After the hole is drilled, a crucial step is the complete removal of all concrete dust and debris. Dust left in the hole will significantly reduce the friction and holding power of the screw and can cause the fastener to seize during installation. This cleaning is best accomplished using a wire brush, compressed air, or a vacuum designed for fine dust. Once the hole is clean, the fixture is aligned over the hole, and the concrete screw is inserted. The screw is driven using a power drill or impact driver at a slow, steady speed until the head is flush with the fixture. Over-torquing must be avoided, as it can strip the newly cut threads in the concrete, which compromises the fastener’s performance.
Ensuring Maximum Holding Power
The reliability of a concrete fastener is determined by several structural factors related to its placement and embedment.

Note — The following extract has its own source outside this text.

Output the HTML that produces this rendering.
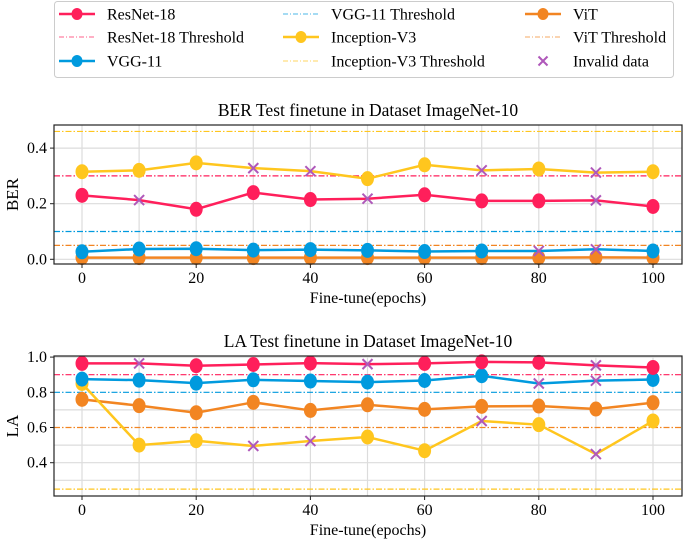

For self-tapping screws, the minimum embedment depth is typically one inch into the concrete, though maximum performance is achieved near 1-3/4 inches of embedment. Exceeding the maximum embedment can wear down the threads and reduce the fastener’s grip on the substrate. The condition and quality of the concrete base material directly influence the holding values, with harder, uncracked concrete providing the greatest strength.
Load capacity is also dependent on the distance between fasteners and their proximity to the edge of the concrete slab or wall. Fasteners placed too close to an edge or too near one another can induce stress cracks and lead to pull-out failure. A single 1/4-inch self-tapping screw properly embedded in dense concrete can safely handle a static shear load of around 620 pounds and a tension load of roughly 250 pounds. When installing multiple fasteners, the total load should be distributed evenly, and the placement must respect the manufacturer’s recommended edge distance and spacing.